**Given data:**

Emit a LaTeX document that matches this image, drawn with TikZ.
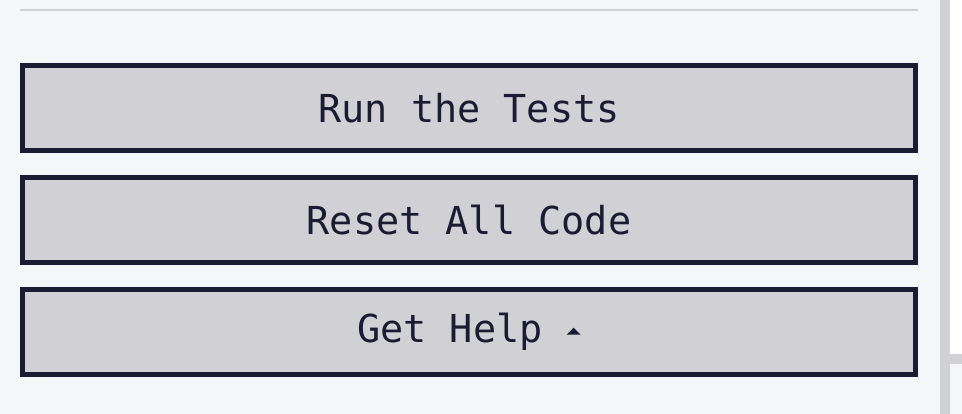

...

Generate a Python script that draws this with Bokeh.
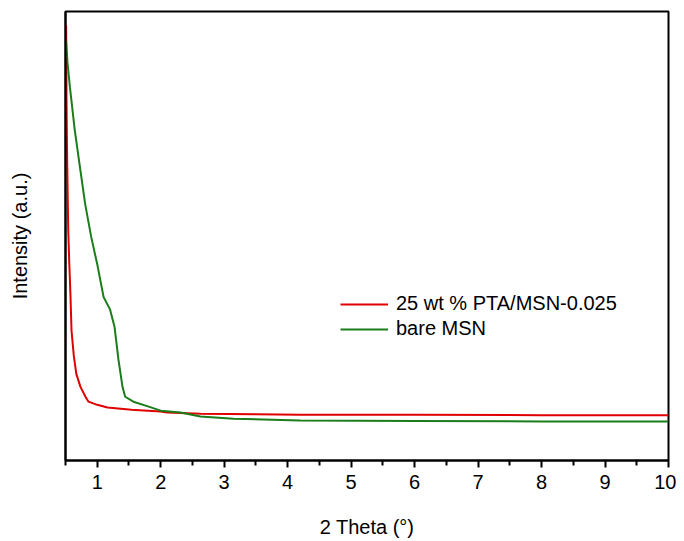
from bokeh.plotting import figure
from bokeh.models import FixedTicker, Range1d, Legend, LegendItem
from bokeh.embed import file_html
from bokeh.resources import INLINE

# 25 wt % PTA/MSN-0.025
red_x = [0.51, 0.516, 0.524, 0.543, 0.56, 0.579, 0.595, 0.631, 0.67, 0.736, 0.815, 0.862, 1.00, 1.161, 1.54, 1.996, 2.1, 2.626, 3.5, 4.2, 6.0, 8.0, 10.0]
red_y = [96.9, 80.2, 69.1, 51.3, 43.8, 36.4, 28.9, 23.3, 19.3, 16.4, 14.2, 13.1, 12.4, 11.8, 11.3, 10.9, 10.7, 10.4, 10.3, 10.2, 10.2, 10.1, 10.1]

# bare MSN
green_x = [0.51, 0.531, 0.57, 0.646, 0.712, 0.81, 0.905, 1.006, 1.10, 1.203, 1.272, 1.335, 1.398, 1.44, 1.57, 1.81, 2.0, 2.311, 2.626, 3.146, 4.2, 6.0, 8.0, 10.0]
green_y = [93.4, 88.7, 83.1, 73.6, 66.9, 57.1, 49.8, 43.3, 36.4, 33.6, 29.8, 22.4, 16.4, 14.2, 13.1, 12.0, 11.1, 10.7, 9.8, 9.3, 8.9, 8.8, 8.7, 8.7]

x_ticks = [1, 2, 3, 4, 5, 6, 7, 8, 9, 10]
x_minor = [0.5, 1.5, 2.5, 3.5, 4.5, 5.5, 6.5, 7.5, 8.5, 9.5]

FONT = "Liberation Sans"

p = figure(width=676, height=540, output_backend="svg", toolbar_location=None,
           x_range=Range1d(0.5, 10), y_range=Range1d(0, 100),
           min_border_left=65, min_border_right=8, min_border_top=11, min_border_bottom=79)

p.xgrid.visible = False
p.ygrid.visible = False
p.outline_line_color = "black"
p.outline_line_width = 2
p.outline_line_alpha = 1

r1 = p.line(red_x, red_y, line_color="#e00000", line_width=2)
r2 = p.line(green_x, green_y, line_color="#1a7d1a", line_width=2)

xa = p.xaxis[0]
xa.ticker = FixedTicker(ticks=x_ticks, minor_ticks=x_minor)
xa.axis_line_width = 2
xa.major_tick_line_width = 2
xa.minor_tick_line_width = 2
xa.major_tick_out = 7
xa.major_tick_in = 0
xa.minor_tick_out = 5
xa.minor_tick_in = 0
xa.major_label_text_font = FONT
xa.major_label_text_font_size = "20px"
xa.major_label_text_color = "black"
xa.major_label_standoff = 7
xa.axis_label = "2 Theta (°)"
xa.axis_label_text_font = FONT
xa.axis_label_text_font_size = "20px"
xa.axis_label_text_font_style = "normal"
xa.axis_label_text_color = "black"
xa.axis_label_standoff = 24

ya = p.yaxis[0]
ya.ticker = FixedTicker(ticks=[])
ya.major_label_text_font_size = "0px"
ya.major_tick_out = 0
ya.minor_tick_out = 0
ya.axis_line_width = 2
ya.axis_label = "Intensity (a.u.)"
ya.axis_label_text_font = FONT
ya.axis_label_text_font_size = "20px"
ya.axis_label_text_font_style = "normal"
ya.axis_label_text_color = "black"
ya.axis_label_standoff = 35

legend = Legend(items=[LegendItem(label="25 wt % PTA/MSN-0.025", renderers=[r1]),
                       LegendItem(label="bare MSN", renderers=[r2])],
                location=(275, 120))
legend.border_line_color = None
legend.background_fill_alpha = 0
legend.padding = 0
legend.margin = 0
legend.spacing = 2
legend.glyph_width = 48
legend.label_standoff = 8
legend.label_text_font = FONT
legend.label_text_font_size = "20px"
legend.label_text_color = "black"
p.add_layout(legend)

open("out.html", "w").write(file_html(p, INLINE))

--

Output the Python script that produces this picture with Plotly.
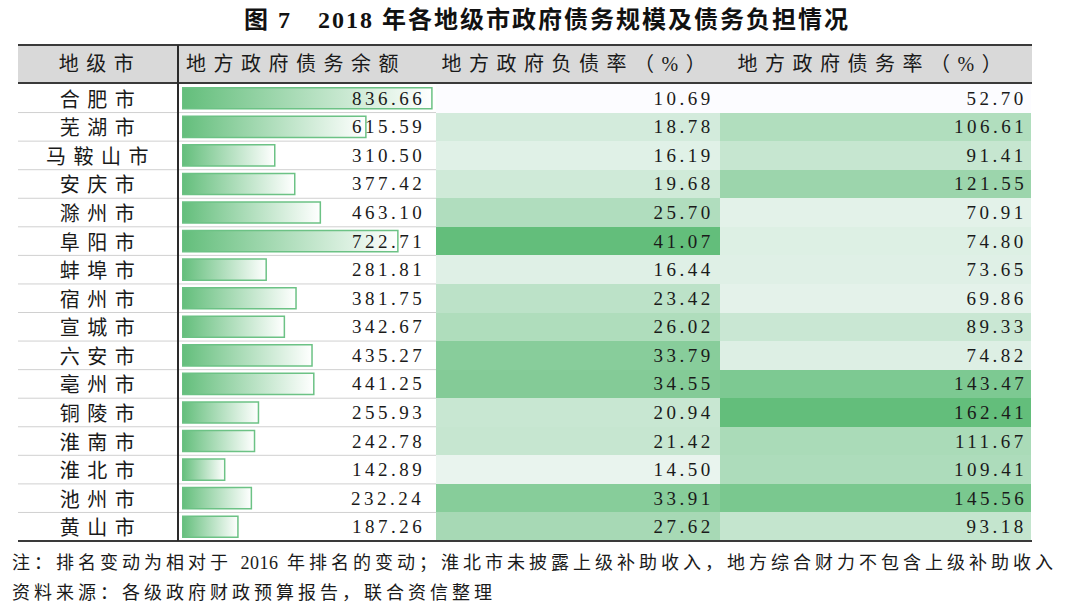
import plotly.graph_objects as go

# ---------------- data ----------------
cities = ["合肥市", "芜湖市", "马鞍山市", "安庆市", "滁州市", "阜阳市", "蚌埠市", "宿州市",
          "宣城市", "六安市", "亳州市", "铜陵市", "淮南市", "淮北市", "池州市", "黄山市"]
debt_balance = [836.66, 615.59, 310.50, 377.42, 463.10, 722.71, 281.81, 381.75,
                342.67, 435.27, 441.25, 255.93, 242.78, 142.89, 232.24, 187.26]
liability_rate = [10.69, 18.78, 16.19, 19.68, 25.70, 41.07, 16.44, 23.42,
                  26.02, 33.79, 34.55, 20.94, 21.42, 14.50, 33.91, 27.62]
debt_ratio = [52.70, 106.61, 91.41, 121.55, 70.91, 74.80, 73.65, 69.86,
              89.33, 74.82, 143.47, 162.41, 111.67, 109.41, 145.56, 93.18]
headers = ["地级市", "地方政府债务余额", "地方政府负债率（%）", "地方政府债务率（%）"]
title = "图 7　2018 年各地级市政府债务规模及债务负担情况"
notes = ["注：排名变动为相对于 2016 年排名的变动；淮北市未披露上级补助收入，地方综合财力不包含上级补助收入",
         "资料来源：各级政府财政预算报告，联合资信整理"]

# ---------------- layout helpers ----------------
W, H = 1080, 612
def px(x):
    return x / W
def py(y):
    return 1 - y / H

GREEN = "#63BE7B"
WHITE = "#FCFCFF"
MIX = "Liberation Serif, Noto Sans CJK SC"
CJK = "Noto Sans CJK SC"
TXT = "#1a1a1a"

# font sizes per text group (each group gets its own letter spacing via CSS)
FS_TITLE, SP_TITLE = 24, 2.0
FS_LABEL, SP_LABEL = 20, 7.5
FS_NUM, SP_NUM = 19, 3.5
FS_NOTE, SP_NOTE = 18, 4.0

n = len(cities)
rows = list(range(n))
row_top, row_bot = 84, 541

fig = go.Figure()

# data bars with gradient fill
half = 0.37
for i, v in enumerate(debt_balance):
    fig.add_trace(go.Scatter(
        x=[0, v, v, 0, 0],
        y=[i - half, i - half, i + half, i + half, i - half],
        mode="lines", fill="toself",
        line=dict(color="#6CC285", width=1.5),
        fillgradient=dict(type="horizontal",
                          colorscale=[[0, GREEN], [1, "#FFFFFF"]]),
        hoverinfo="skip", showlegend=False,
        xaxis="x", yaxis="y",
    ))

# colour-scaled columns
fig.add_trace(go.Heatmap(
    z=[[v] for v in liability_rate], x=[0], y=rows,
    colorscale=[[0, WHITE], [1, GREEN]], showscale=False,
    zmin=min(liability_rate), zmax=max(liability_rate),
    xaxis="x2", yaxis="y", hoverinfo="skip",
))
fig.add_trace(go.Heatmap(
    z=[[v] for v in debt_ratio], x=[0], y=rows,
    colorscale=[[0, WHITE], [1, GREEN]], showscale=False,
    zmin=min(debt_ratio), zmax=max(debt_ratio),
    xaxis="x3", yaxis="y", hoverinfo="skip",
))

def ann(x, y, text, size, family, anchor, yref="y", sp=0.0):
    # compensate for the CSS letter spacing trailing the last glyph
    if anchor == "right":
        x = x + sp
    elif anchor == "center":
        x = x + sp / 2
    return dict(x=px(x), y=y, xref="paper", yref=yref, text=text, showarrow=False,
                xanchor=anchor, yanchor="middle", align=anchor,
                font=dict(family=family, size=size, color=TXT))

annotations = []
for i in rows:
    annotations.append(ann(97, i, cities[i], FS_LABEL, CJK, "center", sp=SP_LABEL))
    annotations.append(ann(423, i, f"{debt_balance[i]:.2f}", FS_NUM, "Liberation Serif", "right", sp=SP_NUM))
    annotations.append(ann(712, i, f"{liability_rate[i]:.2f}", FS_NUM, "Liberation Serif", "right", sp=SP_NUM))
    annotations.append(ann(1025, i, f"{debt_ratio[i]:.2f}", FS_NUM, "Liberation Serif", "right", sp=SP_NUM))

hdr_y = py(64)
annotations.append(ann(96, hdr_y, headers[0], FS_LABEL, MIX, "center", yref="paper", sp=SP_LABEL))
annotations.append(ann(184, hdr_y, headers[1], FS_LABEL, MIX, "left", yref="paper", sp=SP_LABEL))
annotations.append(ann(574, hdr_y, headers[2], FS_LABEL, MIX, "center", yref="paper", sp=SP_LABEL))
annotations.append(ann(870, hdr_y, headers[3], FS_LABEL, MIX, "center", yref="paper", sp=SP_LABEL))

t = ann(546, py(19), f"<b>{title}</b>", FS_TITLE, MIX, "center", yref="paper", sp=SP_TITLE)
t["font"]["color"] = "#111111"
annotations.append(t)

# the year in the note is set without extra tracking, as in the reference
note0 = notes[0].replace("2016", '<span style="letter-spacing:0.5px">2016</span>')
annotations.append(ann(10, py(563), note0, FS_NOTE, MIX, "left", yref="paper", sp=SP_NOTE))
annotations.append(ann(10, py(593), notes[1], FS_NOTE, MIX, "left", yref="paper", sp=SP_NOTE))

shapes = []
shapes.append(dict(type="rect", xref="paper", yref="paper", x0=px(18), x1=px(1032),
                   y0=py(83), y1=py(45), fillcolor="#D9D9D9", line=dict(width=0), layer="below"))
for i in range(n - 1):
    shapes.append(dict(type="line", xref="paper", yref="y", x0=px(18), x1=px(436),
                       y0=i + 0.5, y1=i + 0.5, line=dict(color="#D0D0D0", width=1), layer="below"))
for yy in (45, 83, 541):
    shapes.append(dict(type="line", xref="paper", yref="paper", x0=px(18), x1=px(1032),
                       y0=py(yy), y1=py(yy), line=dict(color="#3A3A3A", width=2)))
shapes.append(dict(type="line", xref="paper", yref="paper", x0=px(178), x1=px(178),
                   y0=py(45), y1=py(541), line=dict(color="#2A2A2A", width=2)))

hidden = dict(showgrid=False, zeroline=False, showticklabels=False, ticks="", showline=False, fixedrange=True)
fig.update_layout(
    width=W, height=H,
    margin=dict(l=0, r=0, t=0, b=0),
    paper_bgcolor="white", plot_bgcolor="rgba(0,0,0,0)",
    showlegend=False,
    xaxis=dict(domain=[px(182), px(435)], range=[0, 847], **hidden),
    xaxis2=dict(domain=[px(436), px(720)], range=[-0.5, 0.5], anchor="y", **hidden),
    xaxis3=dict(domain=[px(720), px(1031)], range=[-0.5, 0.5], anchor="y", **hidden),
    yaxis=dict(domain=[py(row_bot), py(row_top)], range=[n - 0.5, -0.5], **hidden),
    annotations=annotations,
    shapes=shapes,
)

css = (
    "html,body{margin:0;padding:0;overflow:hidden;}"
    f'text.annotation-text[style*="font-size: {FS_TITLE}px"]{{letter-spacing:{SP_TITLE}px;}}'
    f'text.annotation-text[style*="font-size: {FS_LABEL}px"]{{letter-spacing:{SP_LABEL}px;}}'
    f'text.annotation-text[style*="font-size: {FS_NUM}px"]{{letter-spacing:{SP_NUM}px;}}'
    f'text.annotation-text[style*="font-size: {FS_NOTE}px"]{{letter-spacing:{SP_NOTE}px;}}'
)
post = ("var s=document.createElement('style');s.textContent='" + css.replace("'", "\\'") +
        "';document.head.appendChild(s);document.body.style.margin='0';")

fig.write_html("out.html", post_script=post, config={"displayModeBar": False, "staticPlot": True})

**Objective:** Only the lines from the one containing "Output the Python" down to the one containing "import plotly.graph_objects as go" should be copied, exactly and with both ends kept. Drop the pictures.

**Result of this task:**
Output the Python script that produces this picture with Plotly.
import plotly.graph_objects as go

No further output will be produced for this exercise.